--- Begin EXCERPTED RECORDS ---

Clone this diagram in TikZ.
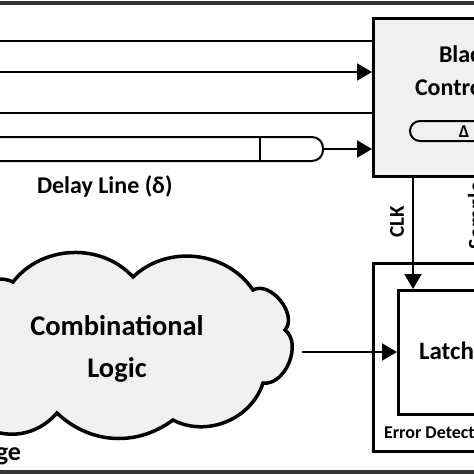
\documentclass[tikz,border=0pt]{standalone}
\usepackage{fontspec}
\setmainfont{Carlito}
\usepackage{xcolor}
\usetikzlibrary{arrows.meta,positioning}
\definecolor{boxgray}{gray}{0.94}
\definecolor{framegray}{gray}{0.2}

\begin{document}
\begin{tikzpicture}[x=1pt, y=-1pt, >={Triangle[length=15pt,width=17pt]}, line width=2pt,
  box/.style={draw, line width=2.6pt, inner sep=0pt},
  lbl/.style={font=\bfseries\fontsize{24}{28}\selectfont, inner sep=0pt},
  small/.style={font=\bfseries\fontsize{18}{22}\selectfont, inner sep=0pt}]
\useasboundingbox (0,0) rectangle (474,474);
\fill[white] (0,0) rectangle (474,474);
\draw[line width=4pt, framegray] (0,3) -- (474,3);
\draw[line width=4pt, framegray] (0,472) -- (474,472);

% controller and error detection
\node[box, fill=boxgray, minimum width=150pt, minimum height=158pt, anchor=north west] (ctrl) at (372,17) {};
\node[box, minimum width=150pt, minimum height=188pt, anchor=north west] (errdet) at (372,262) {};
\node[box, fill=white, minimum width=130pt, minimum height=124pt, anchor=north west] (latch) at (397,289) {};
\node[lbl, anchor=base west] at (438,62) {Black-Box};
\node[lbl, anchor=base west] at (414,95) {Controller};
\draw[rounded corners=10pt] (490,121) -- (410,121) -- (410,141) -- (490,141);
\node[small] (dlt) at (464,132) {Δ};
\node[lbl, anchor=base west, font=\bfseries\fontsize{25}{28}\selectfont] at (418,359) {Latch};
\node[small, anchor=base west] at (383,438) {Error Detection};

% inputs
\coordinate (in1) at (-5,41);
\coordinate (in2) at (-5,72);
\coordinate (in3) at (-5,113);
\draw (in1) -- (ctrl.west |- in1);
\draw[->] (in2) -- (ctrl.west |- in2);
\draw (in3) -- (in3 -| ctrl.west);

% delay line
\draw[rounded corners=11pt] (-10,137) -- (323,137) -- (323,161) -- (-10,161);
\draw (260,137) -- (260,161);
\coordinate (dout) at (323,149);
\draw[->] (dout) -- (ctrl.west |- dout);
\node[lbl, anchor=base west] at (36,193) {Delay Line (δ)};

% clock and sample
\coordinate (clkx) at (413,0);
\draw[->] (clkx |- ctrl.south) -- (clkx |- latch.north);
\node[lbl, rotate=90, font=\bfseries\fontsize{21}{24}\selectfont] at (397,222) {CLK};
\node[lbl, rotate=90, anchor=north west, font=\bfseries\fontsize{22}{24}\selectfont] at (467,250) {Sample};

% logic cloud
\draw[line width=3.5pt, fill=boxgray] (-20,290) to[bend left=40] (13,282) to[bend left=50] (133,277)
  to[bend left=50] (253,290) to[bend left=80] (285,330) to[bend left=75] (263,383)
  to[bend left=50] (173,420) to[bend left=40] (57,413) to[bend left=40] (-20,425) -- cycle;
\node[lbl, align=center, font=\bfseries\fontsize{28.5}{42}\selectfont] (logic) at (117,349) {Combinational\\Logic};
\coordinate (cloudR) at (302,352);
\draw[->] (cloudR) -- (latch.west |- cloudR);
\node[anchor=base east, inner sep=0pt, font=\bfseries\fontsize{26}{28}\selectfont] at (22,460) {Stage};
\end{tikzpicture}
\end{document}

--- End EXCERPTED RECORDS ---
--- Begin EXCERPTED RECORDS ---

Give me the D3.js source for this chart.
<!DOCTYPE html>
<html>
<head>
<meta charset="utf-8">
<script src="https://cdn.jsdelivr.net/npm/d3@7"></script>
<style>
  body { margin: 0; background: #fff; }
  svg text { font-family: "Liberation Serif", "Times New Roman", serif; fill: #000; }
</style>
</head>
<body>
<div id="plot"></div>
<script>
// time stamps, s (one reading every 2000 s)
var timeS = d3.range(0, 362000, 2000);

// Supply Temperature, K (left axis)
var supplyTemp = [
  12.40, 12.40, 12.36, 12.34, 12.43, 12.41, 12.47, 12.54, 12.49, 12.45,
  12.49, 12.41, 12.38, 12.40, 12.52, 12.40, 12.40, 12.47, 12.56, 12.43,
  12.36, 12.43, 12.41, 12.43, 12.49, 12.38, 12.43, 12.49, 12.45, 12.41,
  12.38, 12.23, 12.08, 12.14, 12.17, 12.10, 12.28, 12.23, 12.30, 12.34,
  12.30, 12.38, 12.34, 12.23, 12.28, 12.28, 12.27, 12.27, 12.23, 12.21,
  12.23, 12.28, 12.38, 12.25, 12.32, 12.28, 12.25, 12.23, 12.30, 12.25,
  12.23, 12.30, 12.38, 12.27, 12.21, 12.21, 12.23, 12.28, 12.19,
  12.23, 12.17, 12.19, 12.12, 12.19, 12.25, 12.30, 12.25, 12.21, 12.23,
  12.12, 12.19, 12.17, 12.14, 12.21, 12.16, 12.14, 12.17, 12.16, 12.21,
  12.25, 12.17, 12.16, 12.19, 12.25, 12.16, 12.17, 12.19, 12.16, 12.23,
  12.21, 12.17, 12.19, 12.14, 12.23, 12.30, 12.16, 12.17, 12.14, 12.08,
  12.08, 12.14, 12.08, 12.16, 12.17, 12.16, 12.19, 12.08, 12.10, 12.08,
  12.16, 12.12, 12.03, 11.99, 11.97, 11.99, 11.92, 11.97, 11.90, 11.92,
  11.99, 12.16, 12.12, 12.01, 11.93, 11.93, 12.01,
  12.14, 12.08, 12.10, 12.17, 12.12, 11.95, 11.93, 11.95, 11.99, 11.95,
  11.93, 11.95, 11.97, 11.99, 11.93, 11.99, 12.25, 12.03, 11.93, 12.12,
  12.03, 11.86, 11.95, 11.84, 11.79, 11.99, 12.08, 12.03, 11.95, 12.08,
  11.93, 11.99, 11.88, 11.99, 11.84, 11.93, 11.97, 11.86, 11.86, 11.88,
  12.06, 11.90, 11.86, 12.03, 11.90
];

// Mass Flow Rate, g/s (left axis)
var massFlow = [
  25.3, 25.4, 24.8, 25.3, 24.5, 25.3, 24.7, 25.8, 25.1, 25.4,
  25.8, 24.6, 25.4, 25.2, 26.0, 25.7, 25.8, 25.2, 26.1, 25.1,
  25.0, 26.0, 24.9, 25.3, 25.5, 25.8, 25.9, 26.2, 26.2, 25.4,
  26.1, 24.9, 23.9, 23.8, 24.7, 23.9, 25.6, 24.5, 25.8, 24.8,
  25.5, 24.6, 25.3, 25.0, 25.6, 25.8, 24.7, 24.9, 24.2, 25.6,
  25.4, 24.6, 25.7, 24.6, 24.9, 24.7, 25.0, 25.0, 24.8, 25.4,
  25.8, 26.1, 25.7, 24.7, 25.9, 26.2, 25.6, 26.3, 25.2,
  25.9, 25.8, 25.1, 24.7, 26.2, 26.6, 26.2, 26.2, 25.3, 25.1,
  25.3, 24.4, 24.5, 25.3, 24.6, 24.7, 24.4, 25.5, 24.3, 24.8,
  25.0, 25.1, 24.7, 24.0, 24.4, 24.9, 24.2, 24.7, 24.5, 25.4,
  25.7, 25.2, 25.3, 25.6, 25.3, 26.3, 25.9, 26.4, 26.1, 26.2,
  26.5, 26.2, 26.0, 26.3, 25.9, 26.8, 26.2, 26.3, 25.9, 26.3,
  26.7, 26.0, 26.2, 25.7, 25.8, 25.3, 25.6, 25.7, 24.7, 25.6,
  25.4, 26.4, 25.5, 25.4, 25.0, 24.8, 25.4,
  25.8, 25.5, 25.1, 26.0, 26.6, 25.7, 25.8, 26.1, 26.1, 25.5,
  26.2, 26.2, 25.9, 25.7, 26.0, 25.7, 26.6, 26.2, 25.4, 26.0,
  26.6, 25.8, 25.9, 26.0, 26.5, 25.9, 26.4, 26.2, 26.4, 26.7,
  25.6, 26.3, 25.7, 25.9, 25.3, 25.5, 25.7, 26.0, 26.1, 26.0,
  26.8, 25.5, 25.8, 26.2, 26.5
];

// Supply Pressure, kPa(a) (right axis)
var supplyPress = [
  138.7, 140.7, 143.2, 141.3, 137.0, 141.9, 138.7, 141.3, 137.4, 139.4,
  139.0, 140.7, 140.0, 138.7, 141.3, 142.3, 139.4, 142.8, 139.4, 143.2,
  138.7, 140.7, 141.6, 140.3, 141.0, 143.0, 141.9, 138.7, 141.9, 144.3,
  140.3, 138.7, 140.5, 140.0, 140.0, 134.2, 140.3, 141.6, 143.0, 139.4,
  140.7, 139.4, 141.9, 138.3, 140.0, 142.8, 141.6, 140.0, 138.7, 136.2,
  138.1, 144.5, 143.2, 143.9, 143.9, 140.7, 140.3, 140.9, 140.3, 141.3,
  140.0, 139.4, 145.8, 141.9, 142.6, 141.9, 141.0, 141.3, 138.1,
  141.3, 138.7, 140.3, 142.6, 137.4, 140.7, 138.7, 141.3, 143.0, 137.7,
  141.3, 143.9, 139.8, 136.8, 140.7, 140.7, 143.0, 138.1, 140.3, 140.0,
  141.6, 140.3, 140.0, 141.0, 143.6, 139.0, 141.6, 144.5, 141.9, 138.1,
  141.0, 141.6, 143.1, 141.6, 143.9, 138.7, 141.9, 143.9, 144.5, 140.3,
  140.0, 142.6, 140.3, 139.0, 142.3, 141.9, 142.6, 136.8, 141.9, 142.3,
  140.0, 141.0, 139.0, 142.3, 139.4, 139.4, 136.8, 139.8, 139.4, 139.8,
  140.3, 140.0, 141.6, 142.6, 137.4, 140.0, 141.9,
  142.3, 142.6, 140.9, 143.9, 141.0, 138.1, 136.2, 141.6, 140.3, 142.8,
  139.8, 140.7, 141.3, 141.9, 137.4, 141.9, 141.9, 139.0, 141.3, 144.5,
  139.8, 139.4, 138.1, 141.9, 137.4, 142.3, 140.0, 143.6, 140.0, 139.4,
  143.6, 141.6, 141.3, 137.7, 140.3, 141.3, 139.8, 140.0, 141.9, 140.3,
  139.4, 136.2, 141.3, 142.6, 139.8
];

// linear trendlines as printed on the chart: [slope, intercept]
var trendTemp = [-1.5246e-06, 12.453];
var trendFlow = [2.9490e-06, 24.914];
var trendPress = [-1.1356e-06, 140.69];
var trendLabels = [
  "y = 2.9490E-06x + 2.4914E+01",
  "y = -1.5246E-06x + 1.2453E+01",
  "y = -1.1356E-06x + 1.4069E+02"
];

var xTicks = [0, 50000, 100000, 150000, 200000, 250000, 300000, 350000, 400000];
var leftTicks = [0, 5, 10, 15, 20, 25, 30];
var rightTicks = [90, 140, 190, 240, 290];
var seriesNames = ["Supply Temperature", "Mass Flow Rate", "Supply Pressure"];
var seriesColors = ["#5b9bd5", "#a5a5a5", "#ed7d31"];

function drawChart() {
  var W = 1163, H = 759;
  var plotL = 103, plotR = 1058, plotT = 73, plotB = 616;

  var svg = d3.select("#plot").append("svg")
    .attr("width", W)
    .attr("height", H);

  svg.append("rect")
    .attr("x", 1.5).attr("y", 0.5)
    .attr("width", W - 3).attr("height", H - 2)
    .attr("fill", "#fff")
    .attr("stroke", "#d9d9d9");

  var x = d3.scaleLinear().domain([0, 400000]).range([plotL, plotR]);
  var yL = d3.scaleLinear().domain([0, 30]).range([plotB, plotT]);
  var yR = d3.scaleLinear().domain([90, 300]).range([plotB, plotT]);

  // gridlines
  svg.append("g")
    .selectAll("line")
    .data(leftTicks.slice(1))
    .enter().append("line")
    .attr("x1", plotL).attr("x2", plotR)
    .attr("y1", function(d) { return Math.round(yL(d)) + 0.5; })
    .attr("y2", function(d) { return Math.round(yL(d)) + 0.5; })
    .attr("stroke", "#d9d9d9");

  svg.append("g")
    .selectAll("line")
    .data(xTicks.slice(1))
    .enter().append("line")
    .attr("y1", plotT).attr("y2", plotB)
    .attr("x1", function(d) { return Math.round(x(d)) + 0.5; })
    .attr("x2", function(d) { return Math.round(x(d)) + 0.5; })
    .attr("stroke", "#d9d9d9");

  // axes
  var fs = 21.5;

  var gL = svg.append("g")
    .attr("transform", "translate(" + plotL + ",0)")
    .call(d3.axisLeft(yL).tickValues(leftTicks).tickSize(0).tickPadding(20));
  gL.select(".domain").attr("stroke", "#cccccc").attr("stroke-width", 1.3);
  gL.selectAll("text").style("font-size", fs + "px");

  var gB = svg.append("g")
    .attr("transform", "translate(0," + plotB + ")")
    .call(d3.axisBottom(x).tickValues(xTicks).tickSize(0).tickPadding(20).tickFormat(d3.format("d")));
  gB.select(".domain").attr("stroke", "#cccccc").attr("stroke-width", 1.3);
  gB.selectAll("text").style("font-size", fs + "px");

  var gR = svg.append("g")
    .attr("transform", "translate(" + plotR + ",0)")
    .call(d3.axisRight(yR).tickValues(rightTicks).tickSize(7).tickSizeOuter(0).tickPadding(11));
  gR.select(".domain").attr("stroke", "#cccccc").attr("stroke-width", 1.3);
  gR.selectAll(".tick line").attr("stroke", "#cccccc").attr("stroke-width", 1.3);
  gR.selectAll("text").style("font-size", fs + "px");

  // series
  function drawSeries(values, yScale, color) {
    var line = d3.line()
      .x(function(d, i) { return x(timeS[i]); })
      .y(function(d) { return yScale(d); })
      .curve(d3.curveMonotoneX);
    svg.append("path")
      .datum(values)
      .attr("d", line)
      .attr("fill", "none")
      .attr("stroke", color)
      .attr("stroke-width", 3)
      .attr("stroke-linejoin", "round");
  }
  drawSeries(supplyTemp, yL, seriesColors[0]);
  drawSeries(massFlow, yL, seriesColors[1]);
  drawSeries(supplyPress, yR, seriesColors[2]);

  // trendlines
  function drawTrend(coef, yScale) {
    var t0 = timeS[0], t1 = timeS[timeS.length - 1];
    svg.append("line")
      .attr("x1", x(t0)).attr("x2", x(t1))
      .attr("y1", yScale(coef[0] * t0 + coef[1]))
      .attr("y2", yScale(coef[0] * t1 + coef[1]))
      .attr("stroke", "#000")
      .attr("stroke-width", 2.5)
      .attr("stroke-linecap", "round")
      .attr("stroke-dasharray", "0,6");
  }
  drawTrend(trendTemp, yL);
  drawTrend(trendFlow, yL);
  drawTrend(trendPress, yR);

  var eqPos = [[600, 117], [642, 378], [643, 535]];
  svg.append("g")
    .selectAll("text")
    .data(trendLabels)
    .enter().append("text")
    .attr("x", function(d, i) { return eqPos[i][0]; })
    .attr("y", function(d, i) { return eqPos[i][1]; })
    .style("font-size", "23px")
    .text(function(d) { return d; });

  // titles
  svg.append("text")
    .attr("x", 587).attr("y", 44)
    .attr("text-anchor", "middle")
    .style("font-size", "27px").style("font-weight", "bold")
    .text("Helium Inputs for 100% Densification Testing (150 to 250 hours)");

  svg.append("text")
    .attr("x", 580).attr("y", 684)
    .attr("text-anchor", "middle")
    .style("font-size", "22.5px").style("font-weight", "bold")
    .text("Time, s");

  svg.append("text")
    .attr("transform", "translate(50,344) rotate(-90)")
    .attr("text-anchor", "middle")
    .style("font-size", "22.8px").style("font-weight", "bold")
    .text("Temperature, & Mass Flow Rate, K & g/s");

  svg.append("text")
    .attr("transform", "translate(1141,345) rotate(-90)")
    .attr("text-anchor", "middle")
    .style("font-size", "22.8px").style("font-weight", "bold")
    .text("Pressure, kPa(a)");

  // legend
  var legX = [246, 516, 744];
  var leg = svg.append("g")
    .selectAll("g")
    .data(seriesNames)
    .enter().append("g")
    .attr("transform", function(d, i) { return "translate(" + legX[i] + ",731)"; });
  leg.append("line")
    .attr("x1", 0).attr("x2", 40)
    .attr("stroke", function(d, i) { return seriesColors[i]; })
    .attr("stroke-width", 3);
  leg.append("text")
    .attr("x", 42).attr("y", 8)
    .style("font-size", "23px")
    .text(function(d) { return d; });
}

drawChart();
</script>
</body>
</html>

--- End EXCERPTED RECORDS ---
--- Begin EXCERPTED RECORDS ---

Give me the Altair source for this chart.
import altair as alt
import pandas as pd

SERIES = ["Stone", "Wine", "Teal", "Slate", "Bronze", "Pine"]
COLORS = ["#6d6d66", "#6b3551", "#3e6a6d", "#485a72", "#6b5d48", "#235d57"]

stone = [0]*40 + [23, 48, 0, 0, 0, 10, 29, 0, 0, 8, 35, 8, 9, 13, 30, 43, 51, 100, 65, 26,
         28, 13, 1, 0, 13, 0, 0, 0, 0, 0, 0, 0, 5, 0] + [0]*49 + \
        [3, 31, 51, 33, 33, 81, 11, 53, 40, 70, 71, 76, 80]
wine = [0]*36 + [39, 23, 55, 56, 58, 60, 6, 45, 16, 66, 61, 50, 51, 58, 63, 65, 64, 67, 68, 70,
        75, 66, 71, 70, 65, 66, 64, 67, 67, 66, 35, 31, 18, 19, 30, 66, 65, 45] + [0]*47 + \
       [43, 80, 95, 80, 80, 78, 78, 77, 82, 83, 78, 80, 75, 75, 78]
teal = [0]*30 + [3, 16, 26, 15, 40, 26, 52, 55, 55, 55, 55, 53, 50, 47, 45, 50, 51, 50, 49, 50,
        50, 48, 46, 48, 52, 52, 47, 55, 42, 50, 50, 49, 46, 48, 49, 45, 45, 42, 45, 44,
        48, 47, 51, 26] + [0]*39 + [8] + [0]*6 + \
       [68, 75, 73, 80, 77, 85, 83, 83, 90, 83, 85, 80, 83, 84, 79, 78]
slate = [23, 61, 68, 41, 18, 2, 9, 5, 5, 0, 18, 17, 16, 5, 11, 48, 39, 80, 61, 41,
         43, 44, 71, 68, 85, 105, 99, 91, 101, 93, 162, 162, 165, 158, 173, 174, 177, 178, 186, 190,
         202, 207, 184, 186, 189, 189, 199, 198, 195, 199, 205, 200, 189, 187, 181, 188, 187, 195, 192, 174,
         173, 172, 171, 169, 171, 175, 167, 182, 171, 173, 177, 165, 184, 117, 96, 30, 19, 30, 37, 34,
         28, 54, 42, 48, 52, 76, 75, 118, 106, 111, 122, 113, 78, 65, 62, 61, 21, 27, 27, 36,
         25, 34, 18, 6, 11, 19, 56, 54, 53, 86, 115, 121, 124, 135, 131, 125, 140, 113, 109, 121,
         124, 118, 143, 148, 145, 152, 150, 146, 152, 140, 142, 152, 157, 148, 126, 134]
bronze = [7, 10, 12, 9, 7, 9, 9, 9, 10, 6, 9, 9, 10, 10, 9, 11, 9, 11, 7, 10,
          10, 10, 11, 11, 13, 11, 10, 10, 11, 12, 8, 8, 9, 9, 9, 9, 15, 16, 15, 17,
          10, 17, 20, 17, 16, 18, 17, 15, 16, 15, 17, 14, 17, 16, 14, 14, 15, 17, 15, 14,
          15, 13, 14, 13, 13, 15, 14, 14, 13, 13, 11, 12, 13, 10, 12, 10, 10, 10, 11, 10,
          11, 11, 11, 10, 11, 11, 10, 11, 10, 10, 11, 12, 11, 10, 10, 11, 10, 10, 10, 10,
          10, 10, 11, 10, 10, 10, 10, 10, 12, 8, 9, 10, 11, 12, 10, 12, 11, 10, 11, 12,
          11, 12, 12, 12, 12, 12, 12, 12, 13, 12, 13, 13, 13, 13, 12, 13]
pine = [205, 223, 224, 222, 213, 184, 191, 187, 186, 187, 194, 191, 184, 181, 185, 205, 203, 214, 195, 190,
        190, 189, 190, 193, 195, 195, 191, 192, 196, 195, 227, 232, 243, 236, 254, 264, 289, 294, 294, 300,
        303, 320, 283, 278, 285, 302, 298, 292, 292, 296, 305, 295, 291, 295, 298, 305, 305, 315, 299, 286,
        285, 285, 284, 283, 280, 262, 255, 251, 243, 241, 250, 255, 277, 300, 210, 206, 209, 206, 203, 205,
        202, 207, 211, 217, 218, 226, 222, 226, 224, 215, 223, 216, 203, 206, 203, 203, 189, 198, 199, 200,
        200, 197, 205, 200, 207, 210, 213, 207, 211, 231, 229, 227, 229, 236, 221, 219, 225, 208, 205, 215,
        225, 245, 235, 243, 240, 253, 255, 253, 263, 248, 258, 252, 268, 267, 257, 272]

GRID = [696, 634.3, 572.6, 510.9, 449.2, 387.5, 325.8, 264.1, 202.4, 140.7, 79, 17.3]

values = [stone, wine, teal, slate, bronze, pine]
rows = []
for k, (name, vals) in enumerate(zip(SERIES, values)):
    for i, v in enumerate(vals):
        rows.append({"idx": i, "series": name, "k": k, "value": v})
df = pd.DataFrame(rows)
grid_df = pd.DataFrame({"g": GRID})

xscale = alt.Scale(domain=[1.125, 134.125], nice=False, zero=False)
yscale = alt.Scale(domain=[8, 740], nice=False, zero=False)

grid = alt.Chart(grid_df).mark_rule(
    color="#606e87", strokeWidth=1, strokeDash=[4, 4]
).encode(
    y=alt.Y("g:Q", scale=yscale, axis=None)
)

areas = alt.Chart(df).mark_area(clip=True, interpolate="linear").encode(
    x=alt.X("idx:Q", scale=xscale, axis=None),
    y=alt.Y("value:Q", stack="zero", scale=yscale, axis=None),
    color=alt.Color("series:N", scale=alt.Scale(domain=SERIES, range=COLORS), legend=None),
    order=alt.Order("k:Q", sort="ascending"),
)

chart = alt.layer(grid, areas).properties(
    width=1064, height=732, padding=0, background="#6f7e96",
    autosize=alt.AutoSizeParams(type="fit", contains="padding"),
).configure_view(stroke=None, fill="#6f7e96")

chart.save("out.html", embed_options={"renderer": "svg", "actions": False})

--- End EXCERPTED RECORDS ---

GIVEN REQUEST:
Set down nothing but the lines from the one holding "Clone this diagram in TikZ." through the one holding "(0,472) -- (474,472);", both included, exactly as they appear; any picture is left out.

WORKED ANSWER:
Clone this diagram in TikZ.
\documentclass[tikz,border=0pt]{standalone}
\usepackage{fontspec}
\setmainfont{Carlito}
\usepackage{xcolor}
\usetikzlibrary{arrows.meta,positioning}
\definecolor{boxgray}{gray}{0.94}
\definecolor{framegray}{gray}{0.2}

\begin{document}
\begin{tikzpicture}[x=1pt, y=-1pt, >={Triangle[length=15pt,width=17pt]}, line width=2pt,
  box/.style={draw, line width=2.6pt, inner sep=0pt},
  lbl/.style={font=\bfseries\fontsize{24}{28}\selectfont, inner sep=0pt},
  small/.style={font=\bfseries\fontsize{18}{22}\selectfont, inner sep=0pt}]
\useasboundingbox (0,0) rectangle (474,474);
\fill[white] (0,0) rectangle (474,474);
\draw[line width=4pt, framegray] (0,3) -- (474,3);
\draw[line width=4pt, framegray] (0,472) -- (474,472);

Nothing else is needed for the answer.